The Teach for America/Obama Fallacy That Is Undermining Our Public Schools


Barack Obama, as one of my brilliant students is documenting in his senior thesis, was our first "internet president." He used social media to get his message across, stay in touch with voters, and out organize his opponents whether in political campaigns or in Congress.
This approach fit in perfectly with Mr Obama's belief that the application of technology was the most effective path to bringing new talent and energy to the solution of longstanding social problems.
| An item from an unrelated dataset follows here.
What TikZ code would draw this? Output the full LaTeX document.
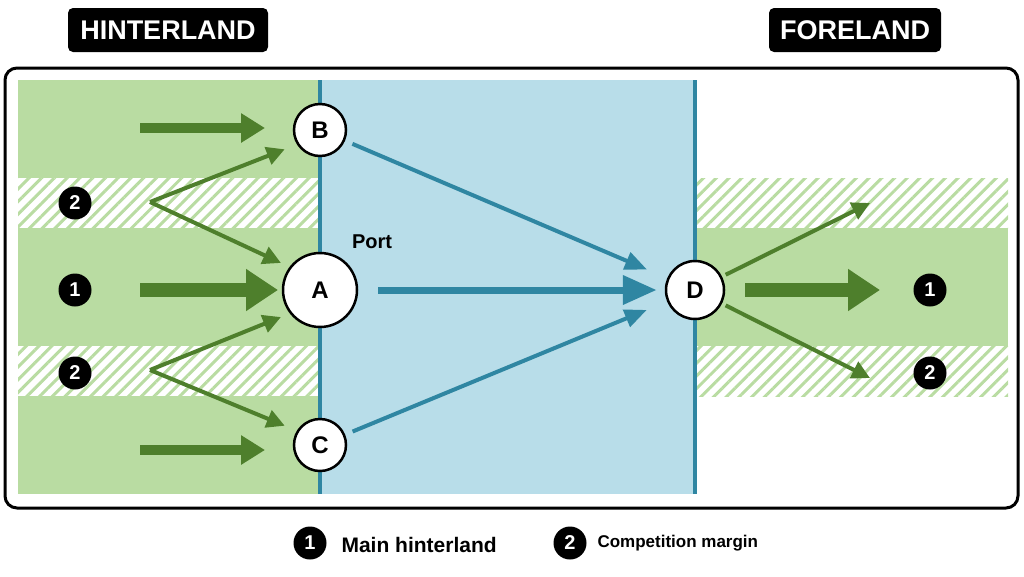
\documentclass[tikz,border=0pt]{standalone}
\usepackage{fontspec}
\setmainfont{Liberation Sans}
\usetikzlibrary{arrows.meta,patterns.meta}
\definecolor{lgreen}{HTML}{B9DCA2}
\definecolor{dgreen}{HTML}{4E7F2C}
\definecolor{lblue}{HTML}{B8DDE9}
\definecolor{dblue}{HTML}{2F86A2}
\tikzset{
  title/.style={fill=black,text=white,rounded corners=5pt,minimum width=200pt,minimum height=44pt,font=\bfseries\fontsize{27}{29}\selectfont},
  port/.style={circle,draw=black,line width=2.5pt,fill=white,font=\bfseries\fontsize{24}{26}\selectfont},
  num/.style={circle,fill=black,text=white,minimum size=33pt,inner sep=0pt,font=\bfseries\fontsize{20}{21}\selectfont},
  hatch/.style={pattern={Lines[angle=45,distance=9pt,line width=3pt]},pattern color=lgreen},
  thin/.style={draw=dgreen,line width=4pt,-{Triangle[length=18pt,width=18pt]}},
  fat/.style={draw=dgreen,line width=10pt,-{Triangle[length=24pt,width=28pt]}},
  huge/.style={draw=dgreen,line width=14pt,-{Triangle[length=32pt,width=40pt]}},
  bthin/.style={draw=dblue,line width=4pt,-{Triangle[length=22pt,width=18pt]}},
  bfat/.style={draw=dblue,line width=7pt,-{Triangle[length=34pt,width=28pt]}}
}
\begin{document}
\begin{tikzpicture}[x=1pt,y=-1pt]
  \useasboundingbox (0,0) rectangle (1024,576);
  % regions
  \fill[lgreen] (18,80) rectangle (320,494);
  \fill[white] (18,178) rectangle (320,228);
  \fill[white] (18,346) rectangle (320,396);
  \fill[hatch] (18,178) rectangle (320,228);
  \fill[hatch] (18,346) rectangle (320,396);
  \fill[lblue] (320,80) rectangle (695,494);
  \fill[lgreen] (695,228) rectangle (1008,346);
  \fill[hatch] (695,178) rectangle (1008,228);
  \fill[hatch] (695,346) rectangle (1008,396);
  \draw[dblue,line width=4pt] (320,80) -- (320,494);
  \draw[dblue,line width=4pt] (695,80) -- (695,494);
  \draw[line width=3pt,rounded corners=12pt] (5,68) rectangle (1018,508);
  % titles
  \node[title] (hint) at (168,30) {HINTERLAND};
  \node[title,minimum width=172pt] (fore) at (855,30) {FORELAND};
  % ports
  \node[port,minimum size=52pt] (B) at (320,130) {B};
  \node[port,minimum size=74pt] (A) at (320,290) {A};
  \node[port,minimum size=52pt] (C) at (320,445) {C};
  \node[port,minimum size=58pt] (D) at (695,290) {D};
  \node[font=\bfseries\fontsize{20}{22}\selectfont] (port) at (372,242) {Port};
  % numbers
  \node[num] (n2a) at (75,203) {2};
  \node[num] (n1a) at (75,290) {1};
  \node[num] (n2b) at (75,373) {2};
  \node[num] (n1r) at (930,290) {1};
  \node[num] (n2r) at (930,373) {2};
  % hinterland flows
  \coordinate (s1) at (140,128);
  \coordinate (s2) at (140,290);
  \coordinate (s3) at (140,450);
  \coordinate (f1) at (150,202);
  \coordinate (f2) at (150,370);
  \draw[fat] (s1) -- (265,128);
  \draw[huge] (s2) -- (278,290);
  \draw[fat] (s3) -- (265,450);
  \draw[thin] (f1) -- ([xshift=-16pt]B.south west);
  \draw[thin] (f1) -- ([xshift=-12pt]A.north west);
  \draw[thin] (f2) -- ([xshift=-12pt]A.south west);
  \draw[thin] (f2) -- ([xshift=-16pt]C.north west);
  % port to foreland
  \draw[bthin,shorten <=8pt,shorten >=22pt] (B) -- (D);
  \draw[bfat,shorten <=20pt,shorten >=8pt] (A) -- (D);
  \draw[bthin,shorten <=8pt,shorten >=22pt] (C) -- (D);
  % foreland flows
  \coordinate (e1) at (870,203);
  \coordinate (e2) at (880,290);
  \coordinate (e3) at (870,378);
  \draw[thin,shorten <=4pt] (D) -- (e1);
  \draw[huge,shorten <=20pt] (D) -- (e2);
  \draw[thin,shorten <=4pt] (D) -- (e3);
  % legend
  \node[num] (l1) at (310,543) {1};
  \node[anchor=west,font=\bfseries\fontsize{21}{23}\selectfont] (t1) at (338,545) {Main hinterland};
  \node[num] (l2) at (570,543) {2};
  \node[anchor=west,font=\bfseries\fontsize{17}{20}\selectfont] (t2) at (594,543) {Competition margin};
\end{tikzpicture}
\end{document}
Just as young, tech savvy people were the key to the success of his political campaigns, so they would be to creating innovative solutions in health care and education policy He would bring "the best and the brightest" young people out of Ivy League schools and tech companies to shake up and streamline areas of social policies filled with inefficiencies
In education, President Obama's strategy was to flood public schools with talented young people and drive the "dead wood" out with data driven methods of school and teacher evaluation. Schools which failed to perform would be closed, veteran teachers who failed to produce results fired, and the path would be cleared or dramatic changes in performance, especially in poor and moderate income communities by creating charter schools freed from bureaucratic restraints. And Teach for America would be brought in to assure schools old and new would have top talent from the nation's best universities rather than poorly trained students from teacher education programs who represented the bulk of the nation's teachers
It was an extraordinarily seductive vision, especially since it was endorsed, and financed by some of the nation's wealthiest and successful business entrepreneurs like Michael Bloomberg, Bill Gates, and Eli Broad, people who had used technology to revolutionize their own fields
Unfortunately, it has failed miserably in every possible respect, from raising the nation's position in global educational rankings, to reducing inequities by race and class, to improving the quality of candidates for the teaching profession
Why? Because the data driven transformation of schools and teaching- characterized by scripting, intimidation and stress- that the President has pushed has made the profession so unattractive that the best older teachers have left and the new "highly qualified" ones brought in through Teach for America don't stay.
What you have is the worst of all possible worlds- Schools so stress filled that no one can stand to teach in them for more than a few years.
How students are supposed to benefit from this no one has figured out!